Question

The product of a rational and an irrational numbers is ______________ a. Always an integer b. Always a rational number c. Always an irrational number d. none of these

Answer

**step1** Understanding the problem

The problem asks us to determine the nature of the product when a rational number is multiplied by an irrational number. We need to evaluate the given options to see which statement is always true.

**step2** Defining rational and irrational numbers

A rational number is a number that can be written as a fraction, such as $$\frac{1}{2}$$, $$3$$ (which can be written as $$\frac{3}{1}$$), or $$0$$ (which can be written as $$\frac{0}{1}$$). Its decimal form either terminates or repeats.
An irrational number is a number that cannot be written as a simple fraction. Its decimal form goes on forever without repeating, like $$\sqrt{2}$$ (approximately 1.41421356...) or $$\pi$$ (approximately 3.14159265...).

**step3** Analyzing option a: Always an integer

Let's consider examples:
If we take the rational number $$1$$ and the irrational number $$\sqrt{2}$$, their product is $$1 \times \sqrt{2} = \sqrt{2}$$. $$\sqrt{2}$$ is not an integer.
If we take the rational number $$0$$ and the irrational number $$\sqrt{2}$$, their product is $$0 \times \sqrt{2} = 0$$. $$0$$ is an integer.
Since the product is not always an integer (as shown with $$1 \times \sqrt{2}$$), option a is incorrect.

**step4** Analyzing option b: Always a rational number

Let's consider examples:
If we take the rational number $$2$$ and the irrational number $$\sqrt{2}$$, their product is $$2 \times \sqrt{2}$$. This number is irrational. If it were rational, then dividing it by $$2$$ (which is rational) would mean $$\sqrt{2}$$ is rational, which we know is false.
If we take the rational number $$0$$ and the irrational number $$\sqrt{2}$$, their product is $$0 \times \sqrt{2} = 0$$. $$0$$ is a rational number.
Since the product is not always a rational number (as shown with $$2 \times \sqrt{2}$$), option b is incorrect.

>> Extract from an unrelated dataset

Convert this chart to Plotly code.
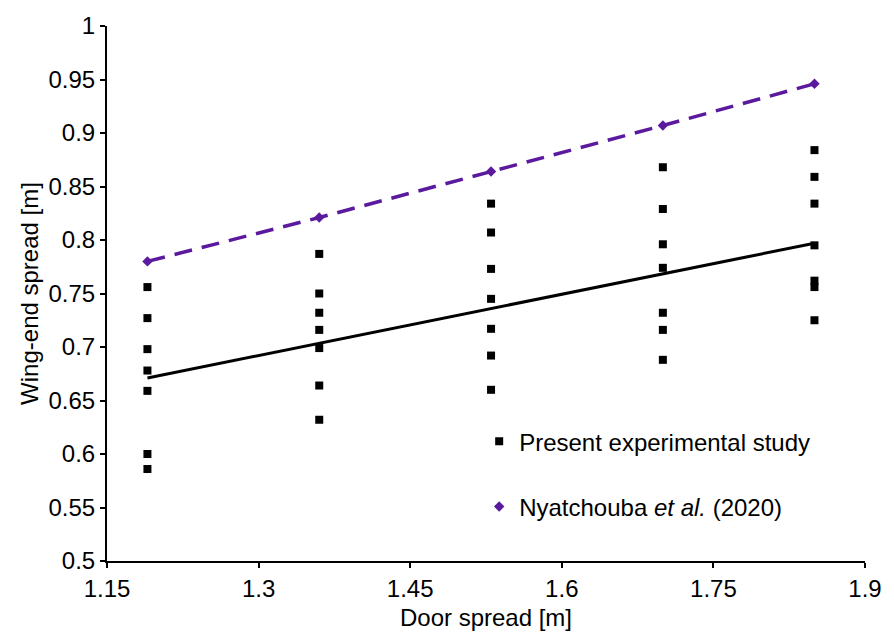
import plotly.graph_objects as go

# Present experimental study (door spread, wing-end spread)
door_x = [1.19, 1.36, 1.53, 1.70, 1.85]
exp_y = [
    [0.756, 0.727, 0.698, 0.678, 0.659, 0.600, 0.586],
    [0.787, 0.750, 0.732, 0.716, 0.699, 0.664, 0.632],
    [0.834, 0.807, 0.773, 0.745, 0.717, 0.692, 0.660],
    [0.868, 0.829, 0.796, 0.774, 0.732, 0.716, 0.688],
    [0.884, 0.859, 0.834, 0.795, 0.762, 0.756, 0.725],
]
# Linear trend of the experimental data
trend_x = [1.19, 1.85]
trend_y = [0.671, 0.797]
# Nyatchouba et al. (2020)
nya_y = [0.780, 0.821, 0.864, 0.907, 0.946]

x_ticks = [1.15, 1.3, 1.45, 1.6, 1.75, 1.9]
x_ticktext = ["1.15", "1.3", "1.45", "1.6", "1.75", "1.9"]
y_ticks = [0.5, 0.55, 0.6, 0.65, 0.7, 0.75, 0.8, 0.85, 0.9, 0.95, 1.0]
y_ticktext = ["0.5", "0.55", "0.6", "0.65", "0.7", "0.75", "0.8", "0.85", "0.9", "0.95", "1"]

FONT = "Liberation Sans, Arial, sans-serif"
PURPLE = "#5b1a9e"

xs, ys = [], []
for x, col in zip(door_x, exp_y):
    for v in col:
        xs.append(x)
        ys.append(v)

fig = go.Figure()
fig.add_trace(go.Scatter(x=trend_x, y=trend_y, mode="lines",
                         line=dict(color="black", width=3), showlegend=False,
                         hoverinfo="skip"))
fig.add_trace(go.Scatter(x=door_x, y=nya_y, mode="lines",
                         line=dict(color=PURPLE, width=3.5, dash="18px,10px"),
                         showlegend=False, hoverinfo="skip"))
fig.add_trace(go.Scatter(x=xs, y=ys, mode="markers", name="Present experimental study",
                         marker=dict(symbol="square", size=8, color="black"),
                         legendgroup="a"))
fig.add_trace(go.Scatter(x=door_x, y=nya_y, mode="markers",
                         name="Nyatchouba <i>et al.</i> (2020)",
                         marker=dict(symbol="diamond", size=8, color=PURPLE),
                         legendgroup="b"))

axis_common = dict(showgrid=False, zeroline=False, showline=True, linecolor="black",
                   linewidth=2, ticks="outside", ticklen=5, tickwidth=2,
                   tickcolor="black", tickfont=dict(family=FONT, size=24, color="black"))

fig.update_layout(
    width=894, height=639,
    margin=dict(l=107, r=29, t=15, b=76),
    paper_bgcolor="white", plot_bgcolor="white",
    font=dict(family=FONT, color="black"),
    xaxis=dict(range=[1.15, 1.9], tickvals=x_ticks, ticktext=x_ticktext,
               title=dict(text="Door spread [m]", font=dict(family=FONT, size=24), standoff=8),
               **axis_common),
    yaxis=dict(range=[0.5, 1.0], tickvals=y_ticks, ticktext=y_ticktext,
               title=dict(text="Wing-end spread [m]", font=dict(family=FONT, size=24), standoff=3),
               **axis_common),
    legend=dict(x=0.491, y=0.265, xanchor="left", yanchor="top",
                font=dict(family=FONT, size=24, color="black"),
                bgcolor="rgba(0,0,0,0)", tracegroupgap=31, itemwidth=30),
)

fig.write_html("out.html")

**step5** Analyzing option c: Always an irrational number

Let's consider an example:
If we take the rational number $$0$$ and the irrational number $$\sqrt{2}$$, their product is $$0 \times \sqrt{2} = 0$$. $$0$$ is a rational number, not an irrational number.
Since the product is not always an irrational number (as shown with $$0 \times \sqrt{2}$$), option c is incorrect.

**step6** Concluding the answer

We have examined all three options (a, b, and c) and found that none of them are always true. This is because the product can be rational (when the rational number is zero) or irrational (when the rational number is non-zero). Therefore, the correct answer is d. none of these.